A federal appeals court recited the facts of the case: On December 8, 2015, officers arrested Gilbert who was cooperative at first and checked “no” to a question asking whether he had a medical condition. While he was in the cell, however, the officers observed as he began to wave his hands in the air and rattle the bars of his cell. One officer saw him tying an article of clothing around the bars of his cell and his neck. As officers responded, the struggle continued and at one point Gilbert was brought to a kneeling position and he thrashed his head on a concrete bench causing a gash on his forehead. His legs were shackled and other officers responded as Gilbert was placed in a prone position on the floor. According to the deposition of one officer, while Gilbert was in a prone position the officers put weight on various parts of his body, including the “upper right side, and there was, I believe, a lower or middle part of his torso.”

The St. Louis City Medical Examiner’s autopsy report stated that the manner of death was accidental and that the cause of death was arteriosclerotic heart disease exacerbated by methamphetamine and forcible restraint. The appeals court noted that lawyers for Lombardo presented a conflicting expert report alleging that the cause of death was forcible restraint inducing asphyxia. There is no video of the incident.

Garvin told the Supreme Court that it should allow the lower court opinion to stand.

“That the arrestee’s seriously diseased heart did not withstand the strain was an unfortunate and unintended outcome, but not the result of a constitutional violation warranting review by this court,” Garvin wrote.

Courts, he added, “do not sit to second-guess the conduct of officers who are confronted with tense, rapidly evolving, exigent circumstances, but are to evaluate that conduct from the viewpoint of a reasonable officer on the scene.”

“Like any other tool available to police officers confronted with violent behavior of arrestees — such as tasers, for example — shackling and holding down a struggling arrestee can have unexpected and unintended consequences, but the result does not necessarily mean that the force used was unreasonable,” Garvin said.

A district court found in favor of the police officers based on qualified immunity holding that there was no clearly established Fourth Amendment right against the prone restraint used against Gilbert at the time of the incident. The 8th US Circuit Court of Appeals agreed, saying that no reasonable jury could find that the officers used excessive force and that the officers’ actions “did not amount to constitutionally excessive force.”

Jonathan Taylor of Gupta Wessler PLLC, a lawyer for the parents, notes that the appeals court decision that went against his client has already been invoked by other police officers in other cases — including by one of the officers in the George Floyd killing.
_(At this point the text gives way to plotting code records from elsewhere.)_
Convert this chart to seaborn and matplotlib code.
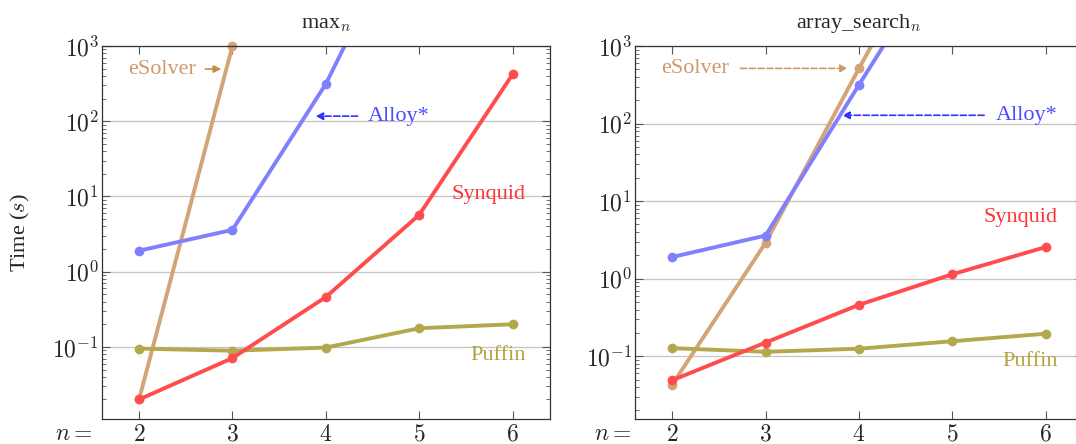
import numpy as np
import pandas as pd
import matplotlib
matplotlib.use("Agg")
import matplotlib.pyplot as plt
import matplotlib.ticker as mticker
import seaborn as sns

# x values (problem size n)
n_values = [2, 3, 4, 5, 6]
tools = ['eSolver', 'Alloy*', 'Puffin', 'Synquid']

# max_n timings in seconds (values above 1e3 run off the top of the chart)
max_esolver = [0.02, 1000]
max_alloy = [1.9, 3.6, 313, 1e5]
max_synquid = [0.02, 0.071, 0.46, 5.7, 420]
max_puffin = [0.095, 0.089, 0.098, 0.177, 0.2]

# array_search_n timings in seconds
arr_esolver = [0.043, 2.9, 515, 8e4]
arr_alloy = [1.9, 3.6, 316, 2.6e4]
arr_synquid = [0.049, 0.15, 0.46, 1.14, 2.56]
arr_puffin = [0.127, 0.114, 0.125, 0.156, 0.195]

line_colors = {'eSolver': '#d3a476', 'Alloy*': '#8080ff', 'Synquid': '#ff4d4d', 'Puffin': '#b3a84b'}
text_colors = {'eSolver': '#cf9a68', 'Alloy*': '#4d4dff', 'Synquid': '#ff3333', 'Puffin': '#b0a33f'}


def to_long(series):
    rows = []
    for tool, vals in series.items():
        for n, t in zip(n_values, vals):
            rows.append({'n': n, 'time': t, 'tool': tool})
    return pd.DataFrame(rows)


max_df = to_long({'eSolver': max_esolver, 'Alloy*': max_alloy, 'Puffin': max_puffin, 'Synquid': max_synquid})
arr_df = to_long({'eSolver': arr_esolver, 'Alloy*': arr_alloy, 'Puffin': arr_puffin, 'Synquid': arr_synquid})

sns.set_theme(style="ticks")
plt.rcParams['font.family'] = ['Liberation Serif', 'DejaVu Serif']
plt.rcParams['mathtext.fontset'] = 'cm'

fig = plt.figure(figsize=(10.76, 4.44), dpi=100)
ax1 = fig.add_axes([0.0945, 0.0563, 0.4166, 0.840])
ax2 = fig.add_axes([0.590, 0.0563, 0.4166, 0.840])


def style_axes(ax, ymin, title):
    ax.set_yscale('log')
    ax.set_xlim(1.6, 6.4)
    ax.set_ylim(ymin, 1000)
    ax.set_xticks(n_values)
    ax.set_xticklabels([f'${v}$' for v in n_values])
    ax.yaxis.set_major_locator(mticker.LogLocator(base=10, numticks=10))
    ax.yaxis.set_minor_locator(mticker.LogLocator(base=10, subs=range(2, 10), numticks=10))
    ax.yaxis.set_major_formatter(mticker.FuncFormatter(lambda v, p: r'$10^{%d}$' % round(np.log10(v))))
    ax.yaxis.set_minor_formatter(mticker.NullFormatter())
    ax.tick_params(which='both', direction='in', top=True, right=True, color='#555555')
    ax.tick_params(which='major', length=6, width=0.8, labelsize=17)
    ax.tick_params(which='minor', length=3, width=0.6)
    ax.tick_params(axis='y', pad=2)
    ax.tick_params(axis='x', pad=4)
    ax.grid(False)
    ax.grid(axis='y', which='major', color='#c4c4c4', lw=0.9)
    ax.set_axisbelow(True)
    for sp in ax.spines.values():
        sp.set_color('#333333')
        sp.set_linewidth(0.9)
    ax.set_xlabel('')
    ax.set_ylabel('')
    ax.set_title(title, fontsize=16, pad=13)


for ax, df in [(ax1, max_df), (ax2, arr_df)]:
    sns.lineplot(data=df, x='n', y='time', hue='tool', hue_order=tools, palette=line_colors,
                 marker='o', markersize=7, markeredgewidth=0, linewidth=2.8,
                 estimator=None, sort=False, legend=False, ax=ax)

style_axes(ax1, 0.011, r'max$_n$')
style_axes(ax2, 0.0155, r'array_search$_n$')

# the eSolver point at 1000 sits on the top border
ax1.lines[0].set_clip_on(False)

arrow_solid = dict(arrowstyle='-|>', lw=1.2, mutation_scale=11, shrinkA=0, shrinkB=0)

# left panel labels
ax1.text(2.25, 495, 'eSolver', color=text_colors['eSolver'], fontsize=16, ha='center', va='center')
ax1.annotate('', xy=(2.88, 495), xytext=(2.71, 495),
             arrowprops=dict(arrow_solid, color='#c98a4d'))
ax1.text(4.45, 117, 'Alloy*', color=text_colors['Alloy*'], fontsize=16, ha='left', va='center')
ax1.annotate('', xy=(3.89, 117), xytext=(4.34, 117),
             arrowprops=dict(arrow_solid, color='#3333ff', linestyle='--'))
ax1.text(6.14, 10.5, 'Synquid', color=text_colors['Synquid'], fontsize=16, ha='right', va='center')
ax1.text(6.14, 0.078, 'Puffin', color=text_colors['Puffin'], fontsize=16, ha='right', va='center')

# right panel labels
ax2.text(2.24, 515, 'eSolver', color=text_colors['eSolver'], fontsize=16, ha='center', va='center')
ax2.annotate('', xy=(3.88, 515), xytext=(2.73, 515),
             arrowprops=dict(arrow_solid, color='#d09a66', linestyle='--'))
ax2.text(6.13, 128, 'Alloy*', color=text_colors['Alloy*'], fontsize=16, ha='right', va='center')
ax2.annotate('', xy=(3.82, 128), xytext=(5.34, 128),
             arrowprops=dict(arrow_solid, color='#3333ff', linestyle='--'))
ax2.text(6.13, 6.1, 'Synquid', color=text_colors['Synquid'], fontsize=16, ha='right', va='center')
ax2.text(6.13, 0.085, 'Puffin', color=text_colors['Puffin'], fontsize=16, ha='right', va='center')

fig.text(0.0186, 0.477, r'Time ($s$)', rotation=90, fontsize=16, ha='center', va='center')
fig.text(0.0855, 0.022, r'$n=$', fontsize=17, ha='right', va='center')
fig.text(0.587, 0.022, r'$n=$', fontsize=17, ha='right', va='center')

plt.savefig('out.png', dpi=100)
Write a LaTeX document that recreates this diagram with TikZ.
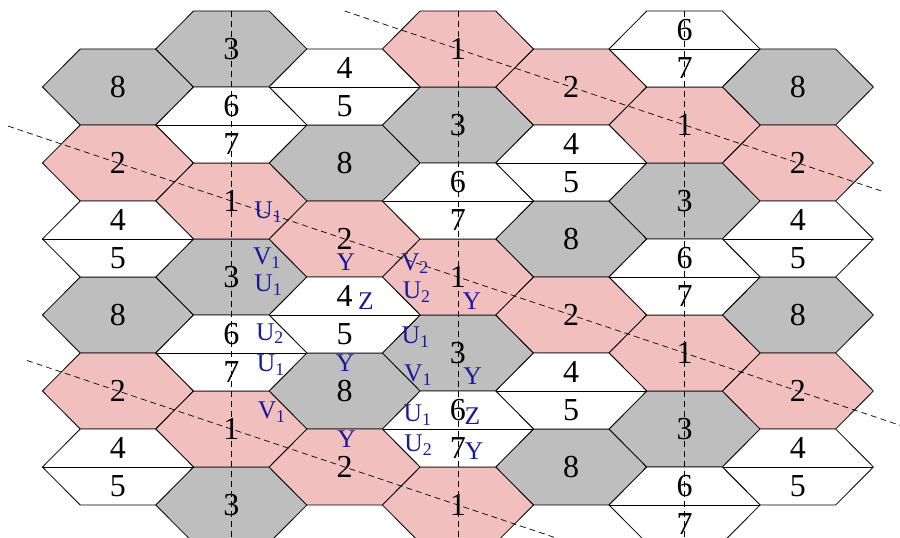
\documentclass[tikz,border=0pt]{standalone}
\usepackage{fontspec}
\setmainfont{Liberation Serif}
\usepackage{xcolor}
\usetikzlibrary{calc}

\definecolor{hexgray}{RGB}{190,190,190}
\definecolor{hexpink}{RGB}{242,191,191}
\definecolor{labblue}{RGB}{25,25,155}

\tikzset{
  graycell/.style={fill=hexgray,draw=black,line width=0.8pt},
  pinkcell/.style={fill=hexpink,draw=black,line width=0.8pt},
  whitecell/.style={fill=white,draw=black,line width=0.8pt},
  numlab/.style={inner sep=0pt,font=\fontsize{32}{32}\selectfont},
  blab/.style={inner sep=0pt,anchor=base,text=labblue,font=\fontsize{25.5}{26}\selectfont},
  axisline/.style={dash pattern=on 6pt off 4pt,line width=0.7pt},
}

\begin{document}
\begin{tikzpicture}[x=37.77pt,y=-38pt]
\useasboundingbox (-3.124,-0.289) rectangle (20.704,13.868);
\clip (-3.124,-0.289) rectangle (20.704,13.868);
% full cells
\foreach \c/\k/\s/\n in {0/2/graycell/8,0/8/graycell/8,2/4/graycell/8,2/10/graycell/8,4/6/graycell/8,4/12/graycell/8,6/2/graycell/8,6/8/graycell/8,
  1/1/graycell/3,1/7/graycell/3,1/13/graycell/3,3/3/graycell/3,3/9/graycell/3,5/5/graycell/3,5/11/graycell/3,
  0/4/pinkcell/2,0/10/pinkcell/2,2/6/pinkcell/2,2/12/pinkcell/2,4/2/pinkcell/2,4/8/pinkcell/2,6/4/pinkcell/2,6/10/pinkcell/2,
  1/5/pinkcell/1,1/11/pinkcell/1,3/1/pinkcell/1,3/7/pinkcell/1,3/13/pinkcell/1,5/3/pinkcell/1,5/9/pinkcell/1} {
  \path[\s] (3*\c,\k) ++(2,0) -- ++(-1,1) -- ++(-2,0) -- ++(-1,-1) -- ++(1,-1) -- ++(2,0) -- cycle;
}
% split cells
\foreach \c/\k in {0/6,0/12,2/2,2/8,4/4,4/10,6/6,6/12,1/3,1/9,3/5,3/11,5/1,5/7,5/13} {
  \path[whitecell] (3*\c,\k) ++(2,0) -- ++(-1,1) -- ++(-2,0) -- ++(-1,-1) -- ++(1,-1) -- ++(2,0) -- cycle;
  \draw[line width=0.8pt] (3*\c-2,\k) -- (3*\c+2,\k);
}

% dashed axes
\foreach \name/\x in {a1/3,a2/9,a3/15} {
  \coordinate (\name t) at (\x,0);
  \coordinate (\name b) at (\x,14);
  \draw[axisline] (\name t) -- (\name b);
}
\coordinate (d1s) at (6,0);
\coordinate (d1e) at (20.25,4.75);
\coordinate (d2s) at (-2.91,3.03);
\coordinate (d2e) at (21,11);
\coordinate (d3s) at (-2.41,9.197);
\coordinate (d3e) at (12.6,14.2);
\draw[axisline] (d1s) -- (d1e);
\draw[axisline] (d2s) -- (d2e);
\draw[axisline] (d3s) -- (d3e);

% numbers
\foreach \c/\k/\n in {0/2/8,0/8/8,2/4/8,2/10/8,4/6/8,4/12/8,6/2/8,6/8/8,
  1/1/3,1/7/3,1/13/3,3/3/3,3/9/3,5/5/3,5/11/3,
  0/4/2,0/10/2,2/6/2,2/12/2,4/2/2,4/8/2,6/4/2,6/10/2,
  1/5/1,1/11/1,3/1/1,3/7/1,3/13/1,5/3/1,5/9/1} {
  \node[numlab] (n\c-\k) at (3*\c,\k) {\n};
}
\foreach \c/\k/\a/\b in {0/6/4/5,0/12/4/5,2/2/4/5,2/8/4/5,4/4/4/5,4/10/4/5,6/6/4/5,6/12/4/5,
  1/3/6/7,1/9/6/7,3/5/6/7,3/11/6/7,5/1/6/7,5/7/6/7,5/13/6/7} {
  \node[numlab] (t\c-\k) at (3*\c,\k-0.5) {\a};
  \node[numlab] (b\c-\k) at (3*\c,\k+0.5) {\b};
}

% blue labels
\foreach \name/\x/\y/\t in {u1/3.98/5.455/U\textsubscript{1},v1/3.945/6.684/V\textsubscript{1},u2/3.98/7.387/U\textsubscript{1},
  y1/6.03/6.842/Y,z1/6.566/7.868/Z,v2/7.863/6.816/V\textsubscript{2},u3/7.908/7.561/U\textsubscript{2},y2/9.365/7.868/Y,
  u4/7.877/8.745/U\textsubscript{1},u5/4.024/8.658/U\textsubscript{2},u6/4.046/9.492/U\textsubscript{1},y3/6.01/9.492/Y,
  v3/4.07/10.718/V\textsubscript{1},v4/7.943/9.745/V\textsubscript{1},y4/9.386/9.834/Y,u7/7.93/10.797/U\textsubscript{1},
  z2/9.386/10.887/Z,u8/7.951/11.587/U\textsubscript{2},y5/9.425/11.808/Y,y6/6.055/11.482/Y} {
  \node[blab] (\name) at (\x,\y) {\t};
}
\end{tikzpicture}
\end{document}
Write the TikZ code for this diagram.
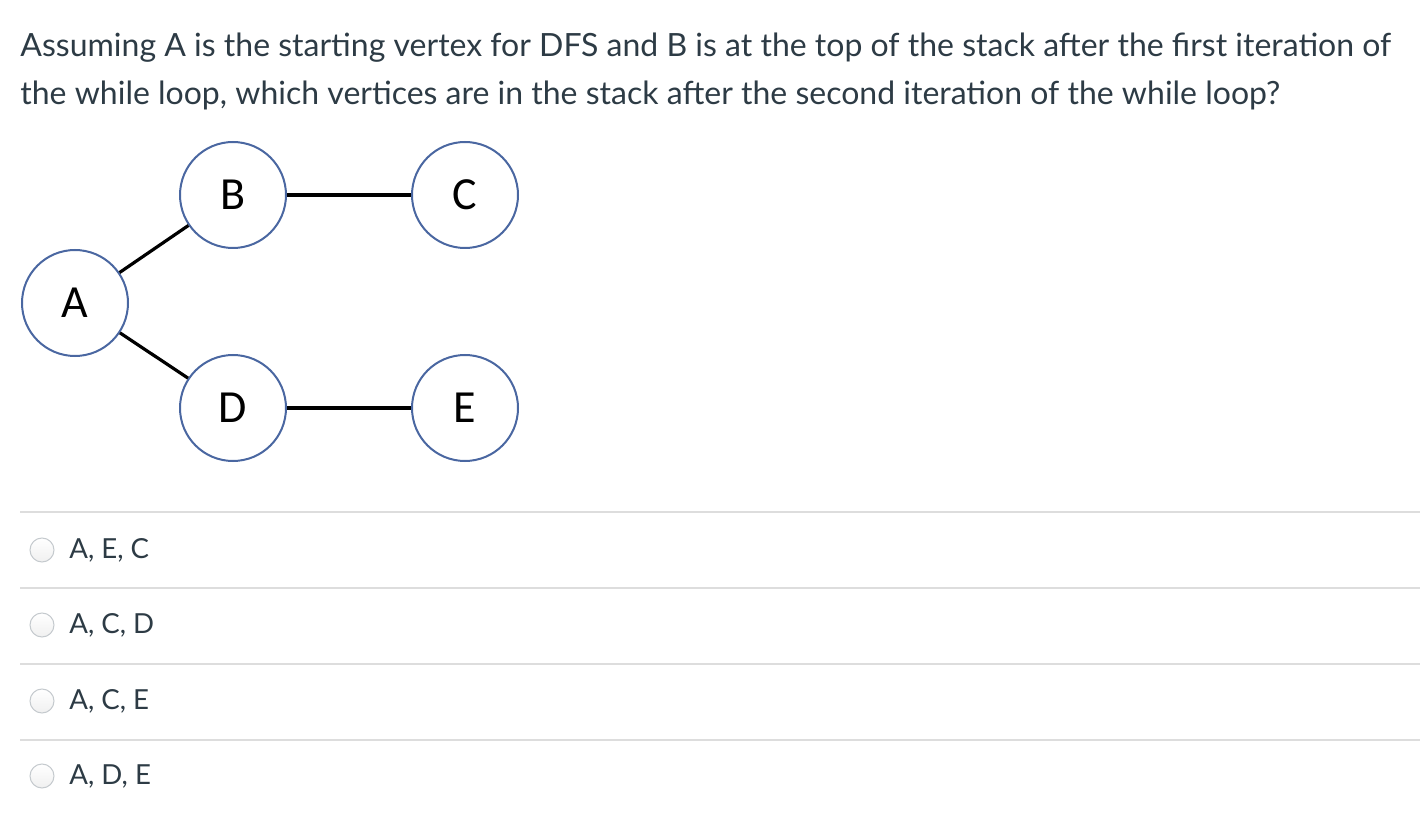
\documentclass[tikz,border=0pt]{standalone}
\usepackage{fontspec}
\setmainfont{Lato}
\newfontfamily\labelfont{Carlito}
\definecolor{ink}{HTML}{2D3B45}
\definecolor{ringblue}{HTML}{4A67A1}
\definecolor{rulegray}{HTML}{DDDDDD}
\definecolor{radiogray}{HTML}{C5CACE}

\begin{document}
\begin{tikzpicture}[x=0.5pt,y=-0.5pt,
    vertex/.style={circle,draw=ringblue,line width=1pt,minimum size=53pt,inner sep=0pt,
      font=\labelfont\fontsize{23}{23}\selectfont},
    edge/.style={line width=1.6pt,black},
    sepline/.style={draw=rulegray,line width=1pt},
    radio/.style={circle,draw=radiogray,line width=0.5pt,minimum size=12pt,inner sep=0pt,
      top color=white,bottom color=gray!12},
    question/.style={anchor=base west,inner sep=0pt,text=ink,font=\fontsize{16}{24}\selectfont},
    answer/.style={anchor=base west,inner sep=0pt,text=ink,font=\fontsize{13.8}{16}\selectfont}]
    \useasboundingbox (0,0) rectangle (1420,818);

    % Pregunta
    \node[question] (q1) at (20,57) {Assuming A is the starting vertex for DFS and B is at the top of the stack after the first iteration of};
    \node[question] (q2) at (20,105) {the while loop, which vertices are in the stack after the second iteration of the while loop?};

    % Grafo
    \node[vertex] (A) at (75,303) {A};
    \node[vertex] (B) at (233,195) {B};
    \node[vertex] (C) at (465,195) {C};
    \node[vertex] (D) at (233,408) {D};
    \node[vertex] (E) at (465,408) {E};
    \draw[edge] (A) -- (B);
    \draw[edge] (A) -- (D);
    \draw[edge] (B) -- (C);
    \draw[edge] (D) -- (E);

    % Separadores
    \foreach \y in {512,588,664,740}
      \draw[sepline] (20,\y) -- (1420,\y);

    % Opciones
    \node[radio] (r1) at (42,550) {};
    \node[radio] (r2) at (42,625) {};
    \node[radio] (r3) at (42,701) {};
    \node[radio] (r4) at (42,776) {};
    \node[answer] (o1) at (69,558) {A, E, C};
    \node[answer] (o2) at (69,633) {A, C, D};
    \node[answer] (o3) at (69,709) {A, C, E};
    \node[answer] (o4) at (69,784) {A, D, E};
\end{tikzpicture}
\end{document}
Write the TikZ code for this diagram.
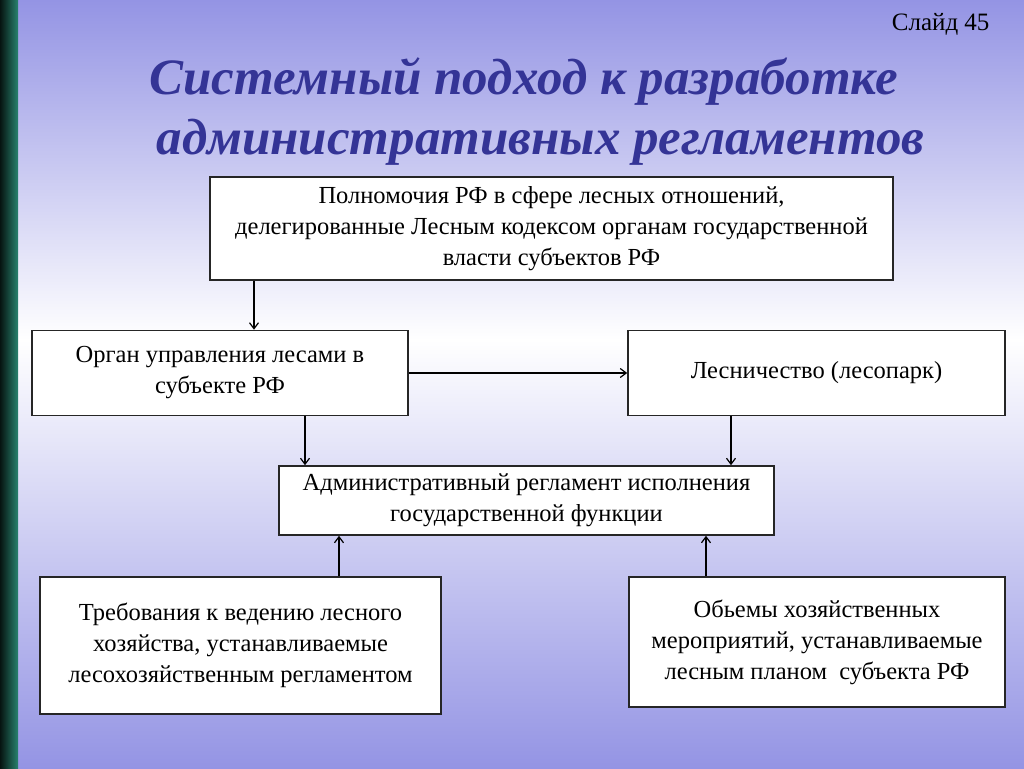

“What the Supreme Court does with this petition is of course tremendously important to our clients,” Taylor said in an interview, “but it is even more important for what it means going forward.”

If the decision is allowed to stand, he said, “it will be much harder to hold officers accountable when they kill someone by forcible prone restraint.”

Jay Schweikert, an expert on qualified immunity at the Cato Institute, cautions about comparing the Gilbert case to the Floyd case, both incidents with very different sets of facts. He notes that as things stand, the Supreme Court’s excessive force doctrine is highly dependent on the specific factual context of each individual case and that it would be a mistake to lump together as “equally problematic all uses of force against suspects in prone positions.” But still, he thinks the court should offer more guidance.

“The application of this doctrine to people in a prone position is an area where we could use more clarity from the court, but it’s hard to get clear, bright-line rules in this area of the law,” Schweikert said in an interview.